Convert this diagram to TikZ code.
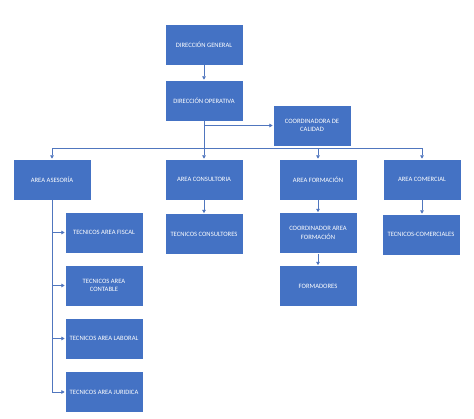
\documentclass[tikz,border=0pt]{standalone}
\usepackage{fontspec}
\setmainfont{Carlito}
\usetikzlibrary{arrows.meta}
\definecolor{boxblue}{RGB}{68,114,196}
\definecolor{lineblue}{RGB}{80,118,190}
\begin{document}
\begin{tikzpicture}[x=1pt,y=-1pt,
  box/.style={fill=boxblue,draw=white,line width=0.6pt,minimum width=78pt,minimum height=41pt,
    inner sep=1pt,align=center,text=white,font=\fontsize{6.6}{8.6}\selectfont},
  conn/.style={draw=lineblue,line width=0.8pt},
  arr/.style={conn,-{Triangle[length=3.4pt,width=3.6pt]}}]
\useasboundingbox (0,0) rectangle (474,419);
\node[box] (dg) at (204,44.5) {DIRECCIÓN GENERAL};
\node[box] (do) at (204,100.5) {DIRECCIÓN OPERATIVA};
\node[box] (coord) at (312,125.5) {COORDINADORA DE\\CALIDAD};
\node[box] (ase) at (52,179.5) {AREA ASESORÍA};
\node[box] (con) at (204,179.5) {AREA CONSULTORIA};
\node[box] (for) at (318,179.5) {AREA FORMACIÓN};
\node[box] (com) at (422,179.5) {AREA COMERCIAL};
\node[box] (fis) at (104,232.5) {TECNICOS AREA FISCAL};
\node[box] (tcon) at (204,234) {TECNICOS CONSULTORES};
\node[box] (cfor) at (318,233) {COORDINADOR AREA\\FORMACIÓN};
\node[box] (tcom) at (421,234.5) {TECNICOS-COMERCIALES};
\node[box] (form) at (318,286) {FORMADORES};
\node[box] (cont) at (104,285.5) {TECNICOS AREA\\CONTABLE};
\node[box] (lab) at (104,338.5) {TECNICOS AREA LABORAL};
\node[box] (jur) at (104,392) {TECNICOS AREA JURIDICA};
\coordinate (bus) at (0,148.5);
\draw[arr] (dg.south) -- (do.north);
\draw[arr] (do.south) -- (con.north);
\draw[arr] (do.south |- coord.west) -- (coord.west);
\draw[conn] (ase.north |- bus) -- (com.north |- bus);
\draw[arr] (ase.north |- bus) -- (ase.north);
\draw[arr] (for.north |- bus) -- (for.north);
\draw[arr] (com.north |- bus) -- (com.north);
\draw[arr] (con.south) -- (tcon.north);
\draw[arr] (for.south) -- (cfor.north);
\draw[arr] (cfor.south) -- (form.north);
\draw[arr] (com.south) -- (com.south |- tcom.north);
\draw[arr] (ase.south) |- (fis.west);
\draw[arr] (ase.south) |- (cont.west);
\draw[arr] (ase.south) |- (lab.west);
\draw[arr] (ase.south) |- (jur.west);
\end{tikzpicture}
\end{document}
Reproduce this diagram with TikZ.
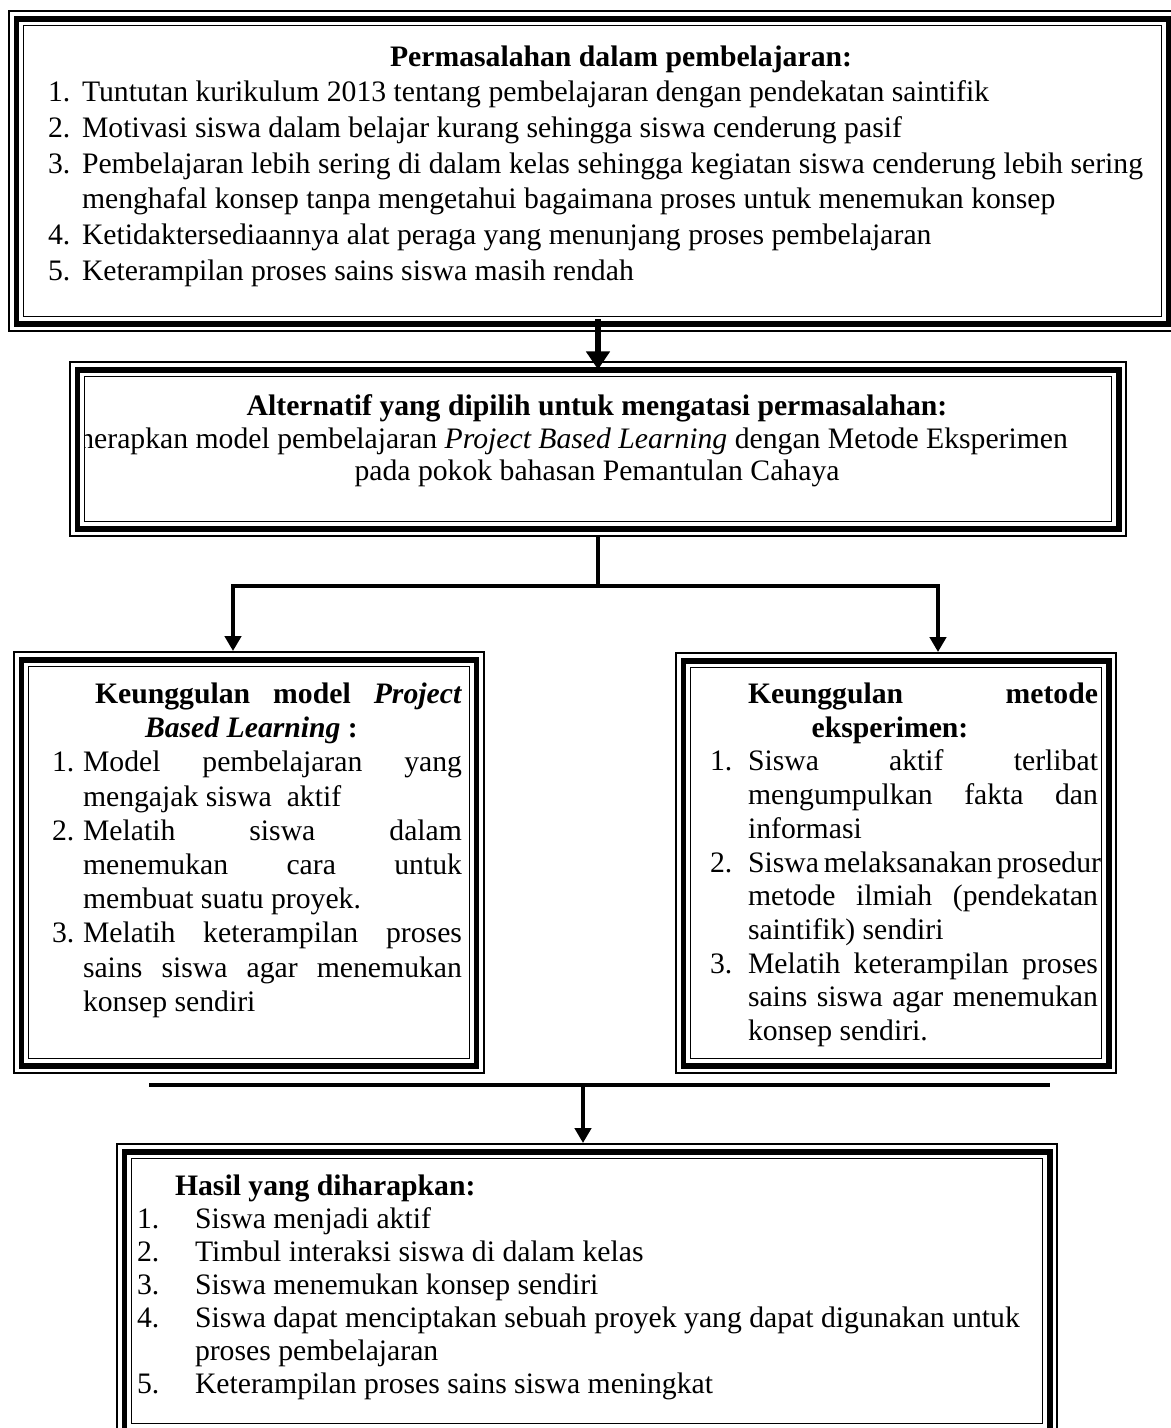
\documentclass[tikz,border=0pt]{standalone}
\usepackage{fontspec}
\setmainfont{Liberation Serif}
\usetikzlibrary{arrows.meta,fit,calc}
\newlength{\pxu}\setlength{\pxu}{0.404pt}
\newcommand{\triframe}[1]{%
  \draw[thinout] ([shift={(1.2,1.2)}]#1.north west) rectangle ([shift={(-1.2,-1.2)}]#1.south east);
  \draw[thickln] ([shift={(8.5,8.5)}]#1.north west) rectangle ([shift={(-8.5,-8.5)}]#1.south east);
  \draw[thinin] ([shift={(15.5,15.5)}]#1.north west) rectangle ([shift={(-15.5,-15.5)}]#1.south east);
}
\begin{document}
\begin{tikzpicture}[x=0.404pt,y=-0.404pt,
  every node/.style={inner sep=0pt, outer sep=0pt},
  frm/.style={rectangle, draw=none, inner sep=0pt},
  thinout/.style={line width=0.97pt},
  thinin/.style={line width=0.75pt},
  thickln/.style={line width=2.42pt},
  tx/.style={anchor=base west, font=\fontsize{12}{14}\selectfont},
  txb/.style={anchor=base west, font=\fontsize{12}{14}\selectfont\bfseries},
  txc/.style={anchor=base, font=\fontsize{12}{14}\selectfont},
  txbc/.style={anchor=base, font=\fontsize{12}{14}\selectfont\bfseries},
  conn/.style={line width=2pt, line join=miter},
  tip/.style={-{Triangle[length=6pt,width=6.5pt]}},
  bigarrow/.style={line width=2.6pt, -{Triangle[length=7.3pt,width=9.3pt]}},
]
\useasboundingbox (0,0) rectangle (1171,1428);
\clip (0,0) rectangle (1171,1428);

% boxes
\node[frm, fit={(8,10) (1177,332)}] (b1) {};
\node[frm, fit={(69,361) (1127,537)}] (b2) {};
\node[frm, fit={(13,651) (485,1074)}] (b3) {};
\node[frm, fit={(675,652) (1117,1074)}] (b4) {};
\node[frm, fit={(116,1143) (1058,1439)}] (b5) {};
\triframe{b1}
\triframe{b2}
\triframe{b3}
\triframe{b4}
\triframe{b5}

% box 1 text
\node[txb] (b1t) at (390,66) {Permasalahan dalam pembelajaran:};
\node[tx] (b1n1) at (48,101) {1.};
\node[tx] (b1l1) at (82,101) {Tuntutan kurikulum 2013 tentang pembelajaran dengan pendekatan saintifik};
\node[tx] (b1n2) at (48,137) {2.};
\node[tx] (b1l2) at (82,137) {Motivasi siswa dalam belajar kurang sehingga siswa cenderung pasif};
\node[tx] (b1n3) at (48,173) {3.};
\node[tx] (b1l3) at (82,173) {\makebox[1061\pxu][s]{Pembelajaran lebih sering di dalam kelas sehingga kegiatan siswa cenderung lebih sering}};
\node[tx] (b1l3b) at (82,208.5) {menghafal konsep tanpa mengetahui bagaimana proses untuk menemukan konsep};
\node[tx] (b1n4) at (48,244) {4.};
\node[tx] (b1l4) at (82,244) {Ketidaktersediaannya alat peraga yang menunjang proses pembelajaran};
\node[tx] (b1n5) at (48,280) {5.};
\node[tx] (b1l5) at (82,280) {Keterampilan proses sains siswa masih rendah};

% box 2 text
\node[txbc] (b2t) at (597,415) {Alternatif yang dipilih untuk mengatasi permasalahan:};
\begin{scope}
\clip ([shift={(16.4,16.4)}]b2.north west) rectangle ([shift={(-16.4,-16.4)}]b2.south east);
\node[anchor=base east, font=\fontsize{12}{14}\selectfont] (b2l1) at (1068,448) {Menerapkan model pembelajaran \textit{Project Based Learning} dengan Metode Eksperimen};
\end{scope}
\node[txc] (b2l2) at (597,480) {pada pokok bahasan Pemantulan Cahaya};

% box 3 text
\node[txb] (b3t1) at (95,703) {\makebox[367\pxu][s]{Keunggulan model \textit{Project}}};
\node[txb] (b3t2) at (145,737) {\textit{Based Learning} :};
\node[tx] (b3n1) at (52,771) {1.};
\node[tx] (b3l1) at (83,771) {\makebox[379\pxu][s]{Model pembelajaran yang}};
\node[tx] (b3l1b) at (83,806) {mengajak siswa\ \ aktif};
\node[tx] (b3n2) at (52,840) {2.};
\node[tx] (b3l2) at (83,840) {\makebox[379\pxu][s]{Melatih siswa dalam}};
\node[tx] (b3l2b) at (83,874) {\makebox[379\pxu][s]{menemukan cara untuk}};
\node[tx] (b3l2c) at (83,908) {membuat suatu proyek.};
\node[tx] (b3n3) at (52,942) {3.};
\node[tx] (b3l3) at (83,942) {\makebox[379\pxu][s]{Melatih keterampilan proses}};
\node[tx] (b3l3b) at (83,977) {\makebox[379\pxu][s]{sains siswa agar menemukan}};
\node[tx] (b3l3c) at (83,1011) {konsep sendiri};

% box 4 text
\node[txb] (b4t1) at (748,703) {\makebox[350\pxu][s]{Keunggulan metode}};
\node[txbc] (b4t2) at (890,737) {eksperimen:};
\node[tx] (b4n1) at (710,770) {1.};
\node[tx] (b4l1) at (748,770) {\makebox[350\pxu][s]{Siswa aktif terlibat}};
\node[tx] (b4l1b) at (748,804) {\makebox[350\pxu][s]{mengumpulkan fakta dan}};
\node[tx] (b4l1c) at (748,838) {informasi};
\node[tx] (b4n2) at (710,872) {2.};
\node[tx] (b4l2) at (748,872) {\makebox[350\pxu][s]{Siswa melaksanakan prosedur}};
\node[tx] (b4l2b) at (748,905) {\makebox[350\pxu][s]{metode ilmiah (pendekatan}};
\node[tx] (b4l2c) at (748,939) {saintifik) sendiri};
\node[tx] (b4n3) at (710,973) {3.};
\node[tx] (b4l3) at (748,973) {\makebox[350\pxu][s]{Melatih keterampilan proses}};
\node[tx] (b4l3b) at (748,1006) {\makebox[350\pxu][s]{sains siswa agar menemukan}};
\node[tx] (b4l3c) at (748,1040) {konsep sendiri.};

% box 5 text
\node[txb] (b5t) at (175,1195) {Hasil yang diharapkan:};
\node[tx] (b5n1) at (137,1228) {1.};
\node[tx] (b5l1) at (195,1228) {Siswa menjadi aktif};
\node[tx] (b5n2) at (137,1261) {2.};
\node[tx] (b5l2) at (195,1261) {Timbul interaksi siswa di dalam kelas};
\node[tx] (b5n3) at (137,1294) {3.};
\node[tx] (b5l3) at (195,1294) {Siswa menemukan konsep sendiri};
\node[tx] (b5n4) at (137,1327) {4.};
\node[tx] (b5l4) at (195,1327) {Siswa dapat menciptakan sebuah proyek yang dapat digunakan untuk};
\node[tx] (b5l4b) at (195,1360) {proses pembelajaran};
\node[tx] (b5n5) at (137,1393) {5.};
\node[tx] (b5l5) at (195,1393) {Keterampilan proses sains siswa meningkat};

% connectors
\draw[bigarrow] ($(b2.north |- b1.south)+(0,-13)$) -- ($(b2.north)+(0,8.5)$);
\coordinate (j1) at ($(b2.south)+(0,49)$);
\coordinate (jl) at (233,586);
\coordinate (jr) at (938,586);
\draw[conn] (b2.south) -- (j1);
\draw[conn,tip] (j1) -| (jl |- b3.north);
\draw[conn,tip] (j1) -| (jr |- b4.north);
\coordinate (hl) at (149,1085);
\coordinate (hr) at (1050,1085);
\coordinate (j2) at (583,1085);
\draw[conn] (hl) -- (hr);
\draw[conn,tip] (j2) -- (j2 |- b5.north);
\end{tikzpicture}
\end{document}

• **Exercise details**: Above are the records. Identify each line that contains the word "diagram".

• **Full response**:
Convert this diagram to TikZ code.
Reproduce this diagram with TikZ.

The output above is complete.